Redefining the Saint Lucian Experience
To truly understand this island, you have to be willing to let the bubble burst. You have to accept that a vacation shouldn't be a disappearance act. The real luxury isn't the bottomless mimosa at 10:00 AM; it’s the ability to sit in a rum shop in Dennery and talk to someone whose life is nothing like yours. It’s the realization that the island isn't a servant, and you aren't a master—you’re a guest in someone else’s home. The industry wants you to stay behind the gilded wall because that’s where you’re most profitable, but the most valuable things St Lucia has to offer can't be bought with an all-inclusive wristband.
The pivot toward more conscious travel isn't about shaming people for wanting a drink by the pool.
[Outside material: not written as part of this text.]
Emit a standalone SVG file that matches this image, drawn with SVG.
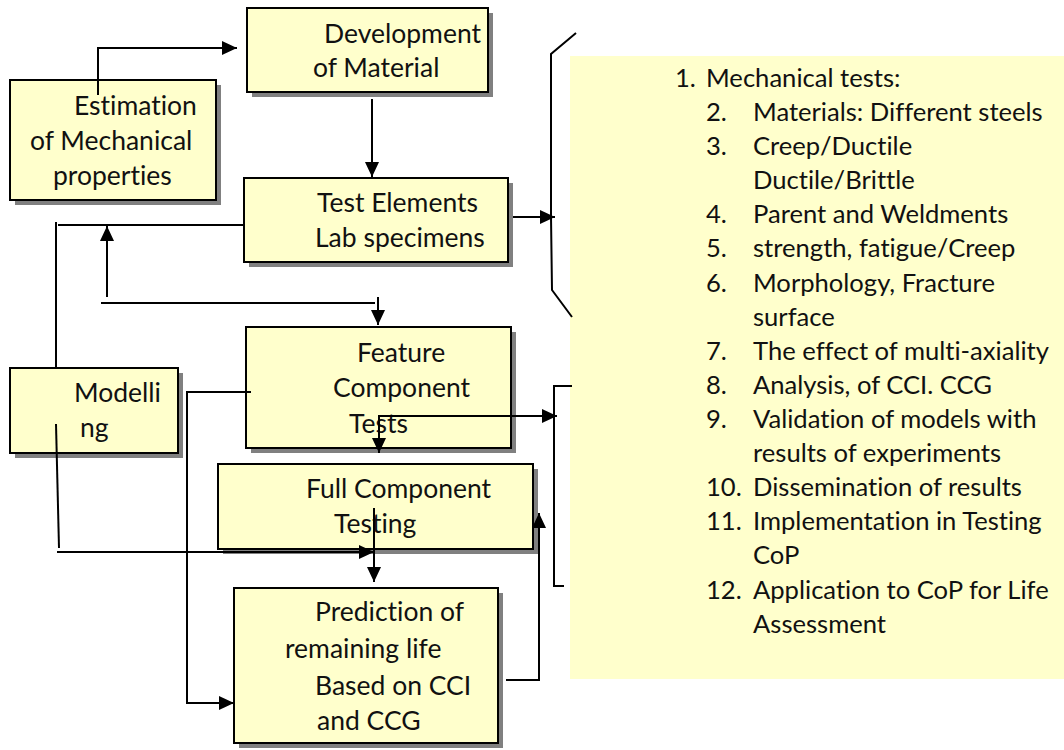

It’s about recognizing that the "adults-only" tag shouldn't just mean "no kids"—it should mean a more mature, honest way of engaging with the world. It should mean having the curiosity to see the island as it is, not as a marketing department has polished it. When we stop treating travel as a way to hide from reality, we might finally start seeing the places we visit for what they truly are: vibrant, complicated, and entirely worth the effort of an unscripted moment.
The true cost of a walled paradise is the loss of the very soul of travel, leaving us with a receipt for a dream that never actually happened in a real place.